UM PRÊMIO NOBEL FORTUITO
Em um fim de semana de Páscoa excepcionalmente movimentado em 1982 no Royal Perth Hospital, na Austrália, um jovem médico estagiário esqueceu de verificar suas placas de cultura bacteriana e as deixou na incubadora.
Os técnicos de laboratório normalmente jogavam fora as culturas depois de dois dias porque qualquer coisa que não crescesse em dois dias não existia. Mas desta vez, o médico recebeu um telefonema animado do microbiologista. Quando ele voltou ao laboratório, encontrou ilhas translúcidas de colônias bacterianas crescendo no ágar.
A bactéria era uma nova espécie que nunca havia sido descrita por microbiologistas antes: Helicobacter pylori, uma descoberta fortuita após muitas tentativas fracassadas que acabaram concedendo a ele, Barry Marshall e seu colega Robin Warren o Prêmio Nobel de Fisiologia ou Medicina de 2005.
Quando o Dr. Warren examinou biópsias de pacientes com úlceras gástricas e câncer de estômago, ele encontrou uma camada nebulosa sobre as úlceras no estômago. Sob o microscópio, ele viu minúsculos organismos nessa camada e também observou uma ligação entre a gravidade da inflamação e o número de bactérias. Warren levantou a hipótese de que a verdadeira causa da gastrite era uma espécie desconhecida de bactéria, que segundo o dogma da época, não poderia existir no ambiente hostil do estômago.

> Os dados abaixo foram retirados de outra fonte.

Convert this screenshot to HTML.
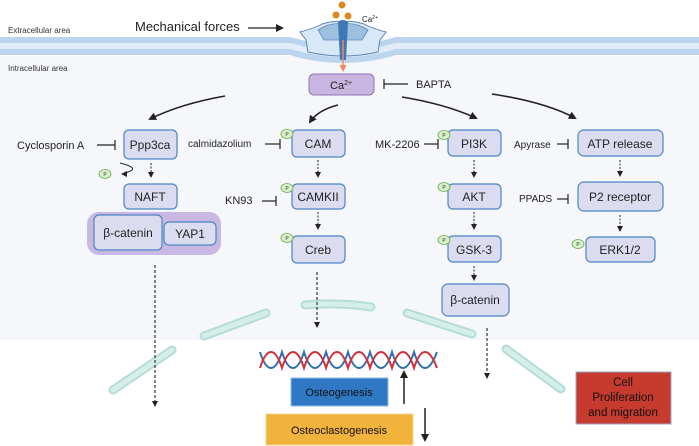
<!DOCTYPE html>
<html><head><meta charset="utf-8"><style>
body{margin:0;background:#fff}
svg{display:block;font-family:"Liberation Sans",sans-serif}
</style></head><body>
<svg width="699" height="446" viewBox="0 0 699 446" xmlns="http://www.w3.org/2000/svg">
<defs>
<marker id="ah" markerWidth="8" markerHeight="8" refX="6" refY="4" orient="auto" markerUnits="userSpaceOnUse"><path d="M0,0 L8,4 L0,8 Z" fill="#222"/></marker>
<marker id="as" markerWidth="6" markerHeight="6" refX="5" refY="3" orient="auto" markerUnits="userSpaceOnUse"><path d="M0,0 L6,3 L0,6 Z" fill="#222"/></marker>
<marker id="ao" markerWidth="7" markerHeight="7" refX="5" refY="3.5" orient="auto" markerUnits="userSpaceOnUse"><path d="M0,0 L7,3.5 L0,7 Z" fill="#f08a5d"/></marker>
</defs>
<rect width="699" height="446" fill="#fff"/>
<path d="M0,56 L699,56 L699,340 L0,340 Z" fill="#f5f7fa"/>
<!-- membrane -->
<path d="M0,40 L290,40 Q343,56 396,40 L699,40" fill="none" stroke="#bcd4ee" stroke-width="6"/>
<path d="M0,46 L290,46 Q343,62 396,46 L699,46" fill="none" stroke="#e3edf8" stroke-width="6"/>
<path d="M0,52 L290,52 Q343,68 396,52 L699,52" fill="none" stroke="#bcd4ee" stroke-width="6"/>
<!-- channel -->
<path d="M300,32 Q315,28 322,24 Q335,20 343,22 Q351,20 364,24 Q371,28 386,32 L380,40 L378,52 Q343,60 308,52 L306,40 Z" fill="#d9e8f6" stroke="#5a88b8" stroke-width="1"/>
<path d="M318,30 Q330,22 343,24 Q356,22 368,30 L362,40 L324,40 Z" fill="#9dbfe0" stroke="#5a88b8" stroke-width="0.8"/>
<path d="M338,22 Q343,18 348,22 L346,60 L340,60 Z" fill="#3f79b5"/>
<line x1="343" y1="40" x2="343" y2="70" stroke="#f08a5d" stroke-width="1.5" marker-end="url(#ao)"/>
<circle cx="342" cy="5" r="3.5" fill="#d98a1e"/><circle cx="336" cy="15" r="3.5" fill="#d98a1e"/><circle cx="348" cy="16" r="3.5" fill="#d98a1e"/>
<text x="362" y="22" font-size="8" fill="#222">Ca<tspan font-size="5" dy="-3">2+</tspan></text>
<text x="8" y="33" font-size="8" fill="#333">Extracellular area</text>
<text x="8" y="71" font-size="8" fill="#333">Intracellular area</text>
<text x="135" y="31" font-size="13" fill="#222">Mechanical forces</text>
<line x1="248" y1="28" x2="282" y2="28" stroke="#222" stroke-width="1.3" marker-end="url(#ah)"/>
<!-- Ca box -->
<rect x="309" y="74" width="65" height="21" rx="5" fill="#c9b6e0" stroke="#8d74b5" stroke-width="1"/>
<text x="330" y="89" font-size="11" fill="#222">Ca<tspan font-size="7" dy="-4">2+</tspan></text>
<line x1="384" y1="84" x2="408" y2="84" stroke="#222" stroke-width="1.2"/><line x1="384" y1="79" x2="384" y2="89" stroke="#222" stroke-width="1.2"/>
<text x="416" y="88" font-size="11" fill="#222">BAPTA</text>
<!-- curved arrows -->
<g fill="none" stroke="#222" stroke-width="1.6">
<path d="M225,96 Q180,104 150,119" marker-end="url(#ah)"/>
<path d="M338,105 Q318,110 310,122" marker-end="url(#ah)"/>
<path d="M402,97 Q445,104 476,118" marker-end="url(#ah)"/>
<path d="M492,94 Q545,102 575,118" marker-end="url(#ah)"/>
</g>
<!-- nuclear membrane -->
<g stroke="#b5ddd7" stroke-width="9" stroke-linecap="round" fill="none">
<path d="M113,390 L172,350"/><path d="M204,336 L266,313"/><path d="M305,305 Q338,302 371,307"/>
<path d="M407,313 L472,334"/><path d="M506,349 L561,389"/>
</g>
<g stroke="#d6eeea" stroke-width="5" stroke-linecap="round" fill="none">
<path d="M113,390 L172,350"/><path d="M204,336 L266,313"/><path d="M305,305 Q338,302 371,307"/>
<path d="M407,313 L472,334"/><path d="M506,349 L561,389"/>
</g>
<!-- boxes -->
<g fill="#dcdcf0" stroke="#4a86c5" stroke-width="1.2">
<rect x="87" y="212" width="134" height="43" rx="12" fill="#c9b8e2" stroke="none"/>
<rect x="124" y="130" width="53" height="29" rx="5"/>
<rect x="124" y="184" width="53" height="25" rx="5"/>
<rect x="94" y="215" width="68" height="35" rx="5"/>
<rect x="164" y="222" width="52" height="23" rx="5"/>
<rect x="292" y="130" width="53" height="27" rx="5"/>
<rect x="292" y="184" width="53" height="25" rx="5"/>
<rect x="292" y="236" width="53" height="27" rx="5"/>
<rect x="448" y="130" width="53" height="26" rx="5"/>
<rect x="448" y="184" width="53" height="25" rx="5"/>
<rect x="448" y="236" width="53" height="26" rx="5"/>
<rect x="442" y="284" width="67" height="32" rx="6"/>
<rect x="578" y="130" width="85" height="26" rx="6"/>
<rect x="578" y="182" width="85" height="29" rx="6"/>
<rect x="586" y="237" width="69" height="25" rx="5"/>
</g>
<g font-size="12" fill="#222" text-anchor="middle">
<text x="150" y="149">Ppp3ca</text><text x="150" y="201">NAFT</text>
<text x="128" y="237">β-catenin</text><text x="190" y="238">YAP1</text>
<text x="318" y="148">CAM</text><text x="318" y="201">CAMKII</text><text x="318" y="254">Creb</text>
<text x="474" y="148">PI3K</text><text x="474" y="201">AKT</text><text x="474" y="254">GSK-3</text>
<text x="475" y="304">β-catenin</text>
<text x="620" y="148">ATP release</text><text x="620" y="201">P2 receptor</text><text x="620" y="254">ERK1/2</text>
</g>
<!-- inhibitors -->
<g font-size="11" fill="#222">
<text x="17" y="149">Cyclosporin A</text>
<text x="188" y="147" font-size="10">calmidazolium</text>
<text x="225" y="204">KN93</text>
<text x="375" y="148">MK-2206</text>
<text x="514" y="148" font-size="10">Apyrase</text>
<text x="519" y="202" font-size="10">PPADS</text>
</g>
<g stroke="#222" stroke-width="1.2">
<line x1="97" y1="145" x2="115" y2="145"/><line x1="115" y1="140" x2="115" y2="150"/>
<line x1="265" y1="144" x2="280" y2="144"/><line x1="280" y1="139" x2="280" y2="149"/>
<line x1="262" y1="201" x2="276" y2="201"/><line x1="276" y1="196" x2="276" y2="206"/>
<line x1="424" y1="144" x2="438" y2="144"/><line x1="438" y1="139" x2="438" y2="149"/>
<line x1="557" y1="144" x2="568" y2="144"/><line x1="568" y1="139" x2="568" y2="149"/>
<line x1="557" y1="199" x2="568" y2="199"/><line x1="568" y1="194" x2="568" y2="204"/>
</g>
<!-- small dashed arrows -->
<g stroke="#222" stroke-width="1" stroke-dasharray="2,1.5" fill="none">
<line x1="151" y1="163" x2="151" y2="177" marker-end="url(#as)"/>
<line x1="318" y1="160" x2="318" y2="177" marker-end="url(#as)"/>
<line x1="318" y1="212" x2="318" y2="229" marker-end="url(#as)"/>
<line x1="474" y1="160" x2="474" y2="177" marker-end="url(#as)"/>
<line x1="474" y1="212" x2="474" y2="229" marker-end="url(#as)"/>
<line x1="474" y1="266" x2="474" y2="280" marker-end="url(#as)"/>
<line x1="620" y1="160" x2="620" y2="176" marker-end="url(#as)"/>
<line x1="620" y1="215" x2="620" y2="231" marker-end="url(#as)"/>
</g>
<path d="M120,163 Q140,168 128,172 Q124,174 122,174" fill="none" stroke="#222" stroke-width="1" marker-end="url(#as)"/>
<!-- P circles -->
<g fill="#d7f0c8" stroke="#6aa84f" stroke-width="0.8">
<ellipse cx="105" cy="174" rx="6" ry="4.5"/><ellipse cx="287" cy="134" rx="6" ry="4.5"/><ellipse cx="287" cy="188" rx="6" ry="4.5"/><ellipse cx="287" cy="238" rx="6" ry="4.5"/>
<ellipse cx="444" cy="135" rx="6" ry="4.5"/><ellipse cx="444" cy="187" rx="6" ry="4.5"/><ellipse cx="444" cy="240" rx="6" ry="4.5"/><ellipse cx="578" cy="244" rx="6" ry="4.5"/>
</g>
<g font-size="5" fill="#333" text-anchor="middle"><text x="105" y="176">P</text><text x="287" y="136">P</text><text x="287" y="190">P</text><text x="287" y="240">P</text><text x="444" y="137">P</text><text x="444" y="189">P</text><text x="444" y="242">P</text><text x="578" y="246">P</text></g>
<!-- long dashed arrows -->
<g stroke="#222" stroke-width="1.1" stroke-dasharray="3,2" fill="none">
<line x1="155" y1="265" x2="155" y2="406" marker-end="url(#as)"/>
<line x1="317" y1="272" x2="317" y2="327" marker-end="url(#as)"/>
<line x1="487" y1="328" x2="487" y2="378" marker-end="url(#as)"/>
</g>
<!-- DNA -->
<g fill="none" stroke-width="2">
<path d="M260,352 Q265,368 271,368 Q277,368 282,352 Q287,368 293,368 Q299,368 304,352 Q309,368 315,368 Q321,368 326,352 Q331,368 337,368 Q343,368 348,352 Q353,368 359,368 Q365,368 370,352 Q375,368 381,368 Q387,368 392,352 Q397,368 403,368 Q409,368 414,352 Q419,368 425,368 Q431,368 437,352" stroke="#2f6fb0"/>
<path d="M260,368 Q265,352 271,352 Q277,352 282,368 Q287,352 293,352 Q299,352 304,368 Q309,352 315,352 Q321,352 326,368 Q331,352 337,352 Q343,352 348,368 Q353,352 359,352 Q365,352 370,368 Q375,352 381,352 Q387,352 392,368 Q397,352 403,352 Q409,352 414,368 Q419,352 425,352 Q431,352 437,368" stroke="#d32f3a"/>
</g>
<!-- outcome boxes -->
<rect x="291" y="378" width="97" height="28" fill="#2f79c4" stroke="#8fbbe4" stroke-width="1"/>
<text x="339" y="396" font-size="11" fill="#111" text-anchor="middle">Osteogenesis</text>
<rect x="266" y="414" width="147" height="31" fill="#f2b33d" stroke="#f6d48a" stroke-width="1"/>
<text x="339" y="434" font-size="11" fill="#111" text-anchor="middle">Osteoclastogenesis</text>
<line x1="404" y1="404" x2="404" y2="372" stroke="#222" stroke-width="1.5" marker-end="url(#ah)"/>
<line x1="425" y1="408" x2="425" y2="440" stroke="#222" stroke-width="1.5" marker-end="url(#ah)"/>
<rect x="576" y="372" width="95" height="52" fill="#c73a2e" stroke="#9aa6cf" stroke-width="1"/>
<g font-size="11.5" fill="#111" text-anchor="middle"><text x="623" y="386">Cell</text><text x="623" y="401">Proliferation</text><text x="623" y="416">and migration</text></g>
</svg>
</body></html>
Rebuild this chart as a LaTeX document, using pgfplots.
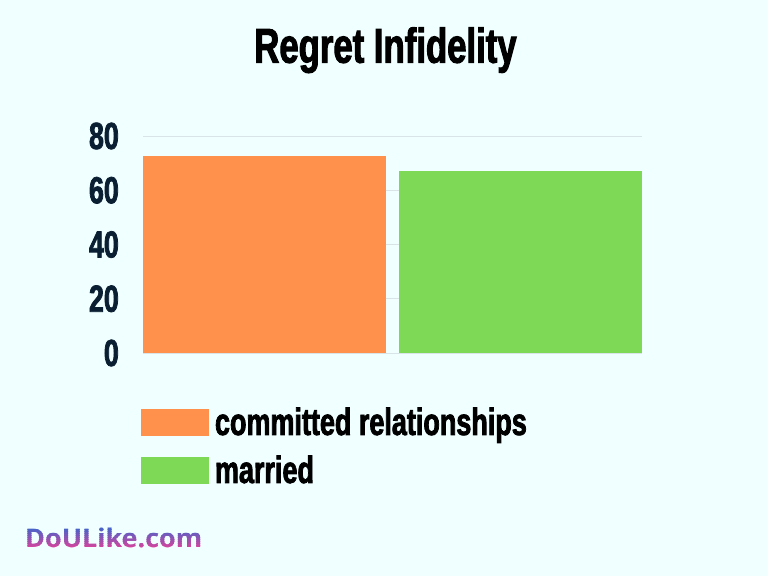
\documentclass[border=0pt]{standalone}
\usepackage{pgfplots}
\pgfplotsset{compat=1.18}
\usepackage{fontspec}
\newfontfamily\condfont[FakeStretch=0.71,FakeBold=2]{Liberation Sans Bold}
\newfontfamily\wmfont{Open Sans}
\definecolor{bgc}{HTML}{F0FFFF}
\definecolor{orangebar}{HTML}{FF914D}
\definecolor{greenbar}{HTML}{7ED957}
\definecolor{gridc}{HTML}{D8E4E8}
\definecolor{tickc}{HTML}{0B1F33}
\definecolor{wmtop}{HTML}{4A63C8}
\definecolor{wmbot}{HTML}{DE429A}
\pgfplotsset{
    boxlegend/.style={
        legend image code/.code={\draw[##1,draw=none] (0bp,-1bp) rectangle (68bp,26bp);}
    }
}

\begin{document}
\begin{tikzpicture}
    % page background, 768 x 576
    \fill[bgc] (0,0) rectangle (768bp,576bp);

    \node[anchor=base, inner sep=0pt, font=\condfont\fontsize{48.9bp}{50bp}\selectfont]
        at (385.5bp,513.3bp) {Regret Infidelity};

    \begin{axis}[
        at={(143bp,223bp)}, anchor=south west,
        scale only axis, width=499bp, height=217bp,
        xmin=-0.475, xmax=1.475, ymin=0, ymax=80,
        ybar, bar width=0.95, bar shift=0pt,
        axis line style={draw=none},
        major tick length=0pt,
        xtick=\empty,
        ytick={0,20,40,60,80},
        ymajorgrids,
        grid style={color=gridc, line width=0.8bp},
        /pgf/number format/assume math mode=true,
        yticklabel style={inner sep=0pt, xshift=-24bp, text=tickc,
            font=\condfont\fontsize{37.7bp}{40bp}\selectfont},
        legend style={
            at={(-0.004,-0.258)}, anchor=north west,
            draw=none, fill=none, inner sep=0pt, outer sep=0pt,
            row sep=15bp, column sep=6bp,
            font=\condfont\fontsize{38bp}{40bp}\selectfont,
            nodes={inner sep=0pt, text height=26bp, text depth=7bp},
            cells={anchor=base west}
        }
    ]
        \addplot[fill=orangebar, draw=none, boxlegend] coordinates {(0,72.6)};
        \addlegendentry{committed relationships}
        \addplot[fill=greenbar, draw=none, boxlegend] coordinates {(1,67.2)};
        \addlegendentry{married}
    \end{axis}

    % watermark with a top-to-bottom colour blend
    \foreach \i in {0,...,10} {
        \pgfmathsetmacro\t{10*\i}
        \begin{scope}
            \ifnum\i=0
                \clip (0bp,0bp) rectangle (220bp,28bp);
            \else\ifnum\i=10
                \clip (0bp,46bp) rectangle (220bp,70bp);
            \else
                \clip (0bp,26bp+2bp*\i) rectangle (220bp,28bp+2bp*\i);
            \fi\fi
            \node[anchor=base west, inner sep=0pt, text=wmtop!\t!wmbot] at (25bp,28bp)
                {\resizebox{177bp}{19.5bp}{\wmfont\bfseries DoULike.com}};
        \end{scope}
    }
\end{tikzpicture}
\end{document}
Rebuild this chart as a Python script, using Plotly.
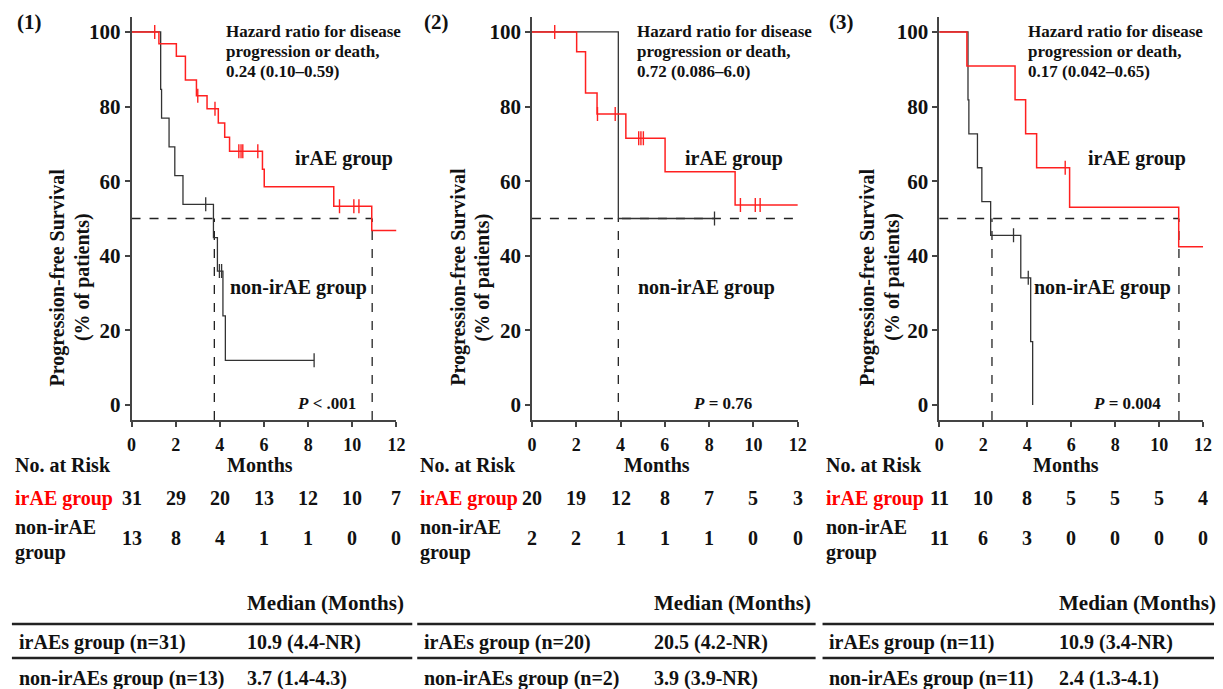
import plotly.graph_objects as go

W, H = 1223, 689
FONT = "Liberation Serif"
RED = "#ff2020"
BLK = "#333333"

# ---------------- data ----------------
panel_labels = ["(1)", "(2)", "(3)"]

# irAE group step curves (months, % PFS)
irae_t = [
    [0, 1.24, 2.03, 2.44, 2.94, 3.42, 3.93, 4.22, 4.44, 5.93, 6.01, 9.16, 10.88, 12.0],
    [0, 2.02, 2.42, 2.94, 4.24, 6.01, 9.17, 12.0],
    [0, 1.26, 3.45, 3.93, 4.43, 5.93, 10.89, 12.0],
]
irae_s = [
    [100, 96.8, 93.5, 87.1, 82.9, 79.4, 75.6, 71.8, 68.0, 63.2, 58.5, 53.3, 46.8, 46.8],
    [100, 94.7, 83.6, 78.0, 71.5, 62.5, 53.6, 53.6],
    [100, 90.9, 81.8, 72.7, 63.6, 53.0, 42.4, 42.4],
]
irae_cens = [
    [1.05, 3.0, 3.78, 4.86, 4.96, 5.04, 5.72, 9.42, 10.07, 10.3],
    [1.03, 2.96, 3.76, 4.82, 4.92, 5.03, 9.41, 10.08, 10.3],
    [5.73],
]

# non-irAE group step curves
non_t = [
    [0, 1.32, 1.36, 1.70, 1.96, 2.33, 3.71, 3.89, 4.14, 4.25, 8.27],
    [0, 3.9, 8.24],
    [0, 1.31, 1.35, 1.74, 1.94, 2.34, 3.71, 4.16, 4.25],
]
non_s = [
    [100, 84.6, 76.9, 69.2, 61.5, 53.8, 44.9, 35.9, 23.9, 12.0, 12.0],
    [100, 50, 50],
    [100, 81.8, 72.7, 63.6, 54.5, 45.5, 34.1, 17.0, 0],
]
non_cens = [
    [3.36, 3.98, 4.08, 8.27],
    [8.24],
    [3.38, 4.05],
]

# median PFS (None = not reached within axis)
median_irae = [10.9, None, 10.9]
median_non = [3.75, 3.9, 2.4]

hr_lines = [
    ["Hazard ratio for disease", "progression or death,", "0.24 (0.10–0.59)"],
    ["Hazard ratio for disease", "progression or death,", "0.72 (0.086–6.0)"],
    ["Hazard ratio for disease", "progression or death,", "0.17 (0.042–0.65)"],
]
p_text = ["<i>P</i> < .001", "<i>P</i> = 0.76", "<i>P</i> = 0.004"]
y_title = ["Progression-free Survival", "(% of patients)"]

risk_times = [0, 2, 4, 6, 8, 10, 12]
risk_irae = [
    [31, 29, 20, 13, 12, 10, 7],
    [20, 19, 12, 8, 7, 5, 3],
    [11, 10, 8, 5, 5, 5, 4],
]
risk_non = [
    [13, 8, 4, 1, 1, 0, 0],
    [2, 2, 1, 1, 1, 0, 0],
    [11, 6, 3, 0, 0, 0, 0],
]

tbl_row1 = ["irAEs group (n=31)", "irAEs group (n=20)", "irAEs group (n=11)"]
tbl_row2 = ["non-irAEs group (n=13)", "non-irAEs group (n=2)", "non-irAEs group (n=11)"]
tbl_val1 = ["10.9 (4.4-NR)", "20.5 (4.2-NR)", "10.9 (3.4-NR)"]
tbl_val2 = ["3.7 (1.4-4.3)", "3.9 (3.9-NR)", "2.4 (1.3-4.1)"]

# ---------------- layout geometry (pixels) ----------------
x_dom_px = [(128, 396), (533, 802), (945, 1212)]
y_dom_px = (17, 420)
panel_left = [0, 410, 820]


def px(x):
    return x / W


def py(y):
    return 1 - y / H


def surv_at(ts, ss, t):
    v = ss[0]
    for ti, si in zip(ts, ss):
        if ti <= t:
            v = si
    return v


fig = go.Figure()
shapes = []
ann = []


def A(text, x, y, size, xanchor="left", color="#111", **kw):
    if xanchor == "left":
        x = x - 4
    ann.append(dict(text=text, x=px(x), y=py(y), xref="paper", yref="paper",
                    xanchor=xanchor, yanchor="middle", showarrow=False,
                    font=dict(family=FONT, size=size, color=color), **kw))


for i in range(3):
    xa = "x" if i == 0 else f"x{i+1}"
    ya = "y" if i == 0 else f"y{i+1}"
    off = panel_left[i]

    # reference dashed lines (median)
    hend = median_irae[i] if median_irae[i] is not None else 12
    shapes.append(dict(type="line", xref=xa, yref=ya, x0=0, x1=hend, y0=50, y1=50,
                       line=dict(color="#222", width=1.3, dash="dash"), layer="below"))
    for m in [median_non[i], median_irae[i]]:
        if m is not None:
            shapes.append(dict(type="line", xref=xa, yref=ya, x0=m, x1=m, y0=-4, y1=50,
                               line=dict(color="#222", width=1.3, dash="dash"), layer="below"))

    # curves
    fig.add_trace(go.Scatter(x=non_t[i], y=non_s[i], mode="lines", line_shape="hv",
                             line=dict(color=BLK, width=1.3), xaxis=xa, yaxis=ya,
                             showlegend=False, hoverinfo="skip"))
    fig.add_trace(go.Scatter(x=non_cens[i], y=[surv_at(non_t[i], non_s[i], c) for c in non_cens[i]],
                             mode="markers", marker=dict(symbol="line-ns", size=10,
                                                         line=dict(color=BLK, width=1.3)),
                             xaxis=xa, yaxis=ya, showlegend=False, hoverinfo="skip"))
    fig.add_trace(go.Scatter(x=irae_t[i], y=irae_s[i], mode="lines", line_shape="hv",
                             line=dict(color=RED, width=1.5), xaxis=xa, yaxis=ya,
                             showlegend=False, hoverinfo="skip"))
    fig.add_trace(go.Scatter(x=irae_cens[i], y=[surv_at(irae_t[i], irae_s[i], c) for c in irae_cens[i]],
                             mode="markers", marker=dict(symbol="line-ns", size=10,
                                                         line=dict(color=RED, width=1.4)),
                             xaxis=xa, yaxis=ya, showlegend=False, hoverinfo="skip"))

    # axes
    common = dict(showline=True, linecolor="#444", linewidth=1.5, ticks="outside",
                  ticklen=5, tickwidth=1.5, tickcolor="#444", showgrid=False, zeroline=False,
                  fixedrange=True)
    fig.layout[("xaxis" if i == 0 else f"xaxis{i+1}")] = dict(
        domain=[px(x_dom_px[i][0]), px(x_dom_px[i][1])], range=[0, 12],
        tickvals=risk_times, anchor=ya,
        tickfont=dict(family=FONT, size=18, color="#111", weight="bold"),
        ticklabelstandoff=3, **common)
    fig.layout[("yaxis" if i == 0 else f"yaxis{i+1}")] = dict(
        domain=[py(y_dom_px[1]), py(y_dom_px[0])], range=[-4, 104],
        tickvals=[0, 20, 40, 60, 80, 100], anchor=xa,
        tickfont=dict(family=FONT, size=21, color="#111", weight="bold"), **common)

    # text annotations
    A(f"<b>{panel_labels[i]}</b>", [14, 426, 836][i], 22, 21)
    for k, line in enumerate(hr_lines[i]):
        A(f"<b>{line}</b>", [226, 641, 1037][i], [31, 52, 72][k], 17)
    A("<b>irAE group</b>", [295, 690, 1098][i], 158, 20)
    A("<b>non-irAE group</b>", [230, 642, 1043][i], 287, 20)
    A(f"<b>{p_text[i]}</b>", [297, 698, 1103][i], 404, 17)
    A(f"<b>{y_title[0]}</b>", [53, 458, 872][i], 277, 20, xanchor="center", textangle=-90)
    A(f"<b>{y_title[1]}</b>", [78, 483, 897][i], 277, 20, xanchor="center", textangle=-90)
    A("<b>Months</b>", [258, 660, 1073][i], 465, 20, xanchor="center")

    # risk table
    A("<b>No. at Risk</b>", off + 12, 465, 20)
    A("<b>irAE group</b>", off + 12, 498, 20, color="#ff0000")
    A("<b>non-irAE</b>", off + 12, 527, 20)
    A("<b>group</b>", off + 12, 552, 20)
    for t, a, b in zip(risk_times, risk_irae[i], risk_non[i]):
        ann.append(dict(text=f"<b>{a}</b>", x=t, y=py(498), xref=xa, yref="paper",
                        xanchor="center", yanchor="middle", showarrow=False,
                        font=dict(family=FONT, size=20, color="#111")))
        ann.append(dict(text=f"<b>{b}</b>", x=t, y=py(538), xref=xa, yref="paper",
                        xanchor="center", yanchor="middle", showarrow=False,
                        font=dict(family=FONT, size=20, color="#111")))

    # median table
    tl = [7, 417, 827][i]
    tr = [412, 820, 1223][i]
    vx = [247, 658, 1068][i]
    A("<b>Median (Months)</b>", vx, 603, 21)
    A(f"<b>{tbl_row1[i]}</b>", tl + 9, 642, 20)
    A(f"<b>{tbl_val1[i]}</b>", vx, 642, 20)
    A(f"<b>{tbl_row2[i]}</b>", tl + 9, 678, 20)
    A(f"<b>{tbl_val2[i]}</b>", vx, 678, 20)
    for yy in [624, 658]:
        shapes.append(dict(type="line", xref="paper", yref="paper", x0=px(tl), x1=px(tr),
                           y0=py(yy), y1=py(yy), line=dict(color="#222", width=2.5)))

fig.update_layout(width=W, height=H, margin=dict(l=0, r=0, t=0, b=0),
                  paper_bgcolor="white", plot_bgcolor="white",
                  shapes=shapes, annotations=ann, showlegend=False,
                  font=dict(family=FONT))

fig.write_html("out.html", config={"displayModeBar": False},
               post_script="document.body.style.margin='0';document.body.style.overflow='hidden';")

Embora Marshall e Warren não tenham sido os primeiros a considerar a possibilidade de uma ligação entre micróbios e úlceras gástricas, ninguém foi capaz de isolar e cultivar esses organismos, então as observações foram negligenciadas. O período de incubação extraordinariamente longo foi o segredo de sua descoberta fortuita.
A crença de longa data no ensino e na prática médica da época era que o estresse era a principal causa da úlcera péptica. Para os gastroenterologistas, o conceito de um germe causando úlceras era como dizer que a Terra é plana. Isso inflamou não apenas a indústria farmacêutica multibilionária, mas todo o campo da endoscopia. Sua descoberta foi rejeitada e levou muito tempo para ganhar aceitação.
O desafio mais espinhoso foi provar que a existência da bactéria encontrada nas úlceras causava gastrite. A bactéria não causou úlceras em porcos.
Como último recurso, Marshall realizou um experimento radical: ele foi submetido a uma biópsia gástrica para provar que não carregava a bactéria e, em seguida, infectou-se deliberadamente bebendo um copo da cultura bacteriana turva para mostrar que ela de fato causava doença gástrica aguda. (Embora Marshall tenha sido corajoso, ele não foi imprudente. Ele havia descoberto quais antibióticos poderiam matar a infecção.)
Depois de alguns dias, ele estava doente, enjoado e vomitando. Ele foi diagnosticado com gastrite altamente ativa. O Helicobacter pylori foi decisivamente a causa da inflamação gástrica. No entanto, demorou mais uma década para a comunidade médica resistente engolir essa ideia. A descoberta de Warren e Marshall de que as úlceras pépticas são causadas por uma doença infecciosa permitiu a cura de uma das principais causas de doença e morte em adultos jovens e saudáveis.